Full Circle: The fluff that helped save America
Published 8:49 am Saturday, June 16, 2018
In spring, some yards are a virtual dandelion vineyard where their pre-blossom fuzz drifts throughout the neighborhood squeezing the life out of any blade of grass that dares to sprout. The sight of the resulting bright yellow blossoms causes near apoplexy in neighbors who have squandered a fortune on weed control products, to say nothing of the intensive labor they have expended in producing a perfect lawn.
And, as if that’s not enough insult to their labors, next comes the cottonwood down that overnight turns a once verdant neighborhood into a scene straight out of “The Night Before Christmas.” The dumbfounding power of this feather-like fuzz has the capability of messing up the most ardent of landscaping plans.
But, another — and nearly forgotten purveyor of nature’s fluff — is the common milkweed. It is currently recognized for providing crucial habitat for the precious monarch butterfly. Sad, but true, there are those of us who remember the many butterflies that flitted around us when we were kids, while readily admitting to now rejoicing when we spot even one!
I now challenge you to recall when milkweed was treasured for yet another even more significant purpose: our war against Nazi Germany and Imperialist Japan. You see, in 1944, before the current pervasive use of synthetic fibers, the white wispy milkweed hairs were utilized in the manufacturing of life preservers. The secret lay in the buoyancy of its “floss.” Surprisingly, the floss of this simple plant saved the lives of countless American and Allied airmen and sailors because so much of the war was fought on and over the seas.
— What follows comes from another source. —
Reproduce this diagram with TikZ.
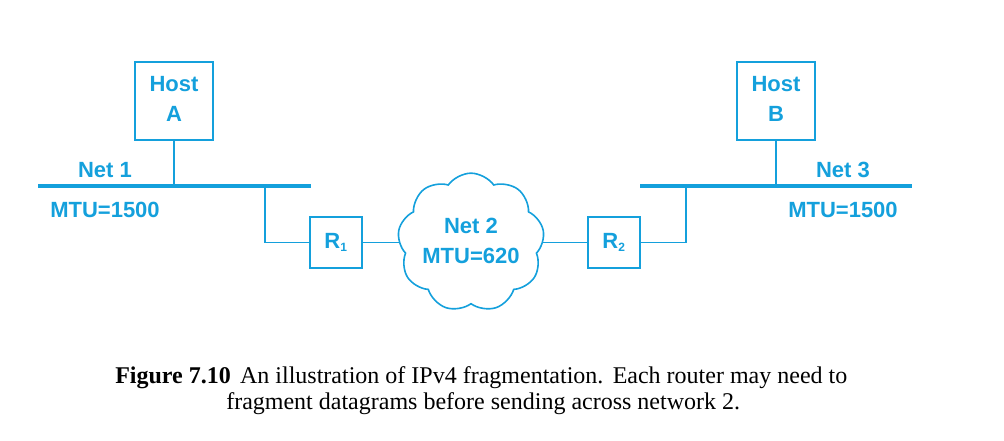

Still, as effective as the milkweed fluff was, it was not the first choice for stuffing life preservers. It was the delicate strands of the cotton-like fiber in kapok. Unfortunately for us, though, the Japanese gained control of the Dutch East Indies (today Indonesia), thus cutting off the main supply of the tropical kapok to the U.S.
Fortuitously, milkweed proved an acceptable substitute. However, the biggest drawback to its use was that it would take upward of three years to produce a commercial crop. Thus our government had no choice but to ask the people of America for help. We were commissioned to collect the seed pods of wild-growing milkweed.
With available labor both in the cities and countrysides at a premium, the task fell astonishingly upon the shoulders of America’s children. Amazingly these young ones were enlisted for the noble cause of saving the lives of our servicemen. School children spent untold hours walking fencerows, roadsides and railroad right-of-ways in search of milkweed, a plant that before the war was considered little more than a weed.
Onion sacks were distributed to carry the collected pods and children were paid 15 cents per bag. If the pods were dried, they received an additional 5 cents. It required the fluff from two full bags of pods to produce one life jacket. Alarmingly, the U.S. military called for the nation’s children to gather 2 million pounds of floss which would be enough to fill 1.2 million life jackets!
Harvesting the floss required picking the pods before they cracked open and released their seeds. Obviously it would have been impossible to gather this floss, so the pods consequently doubled as handy storage units as they were transported to the processing centers. There they were opened and the seeds were used as stuffing for the life jackets.
Quite possibly the champions in this war effort were the children of Illinois’ McClean County. In a small school called “Six Mile,” its total enrollment of fourteen students collected a county record of 109 sacks of milkweed pods. In second place was a total of 85 sacks, while in third place was an even smaller school of only eight students who gathered 48 … “all of whom were small children.”
All told, the McLean County schools collected 1,900 sacks which were trucked to Towanda, Illinois, where they were stored in two steel corn bins. From there the pods were shipped by rail to Petroskey, Michigan, the home of a milkweed floss processing plant.
Unlike our current conflict, World War II required the continual sacrifices, both large and small, of the general public. You may well retain the memory of scrap drives, ration cards, war bonds, blackouts and even higher taxes, but who remembers the smallest among us who, while dragging their bags of milkweed pods behind them, helped win the war?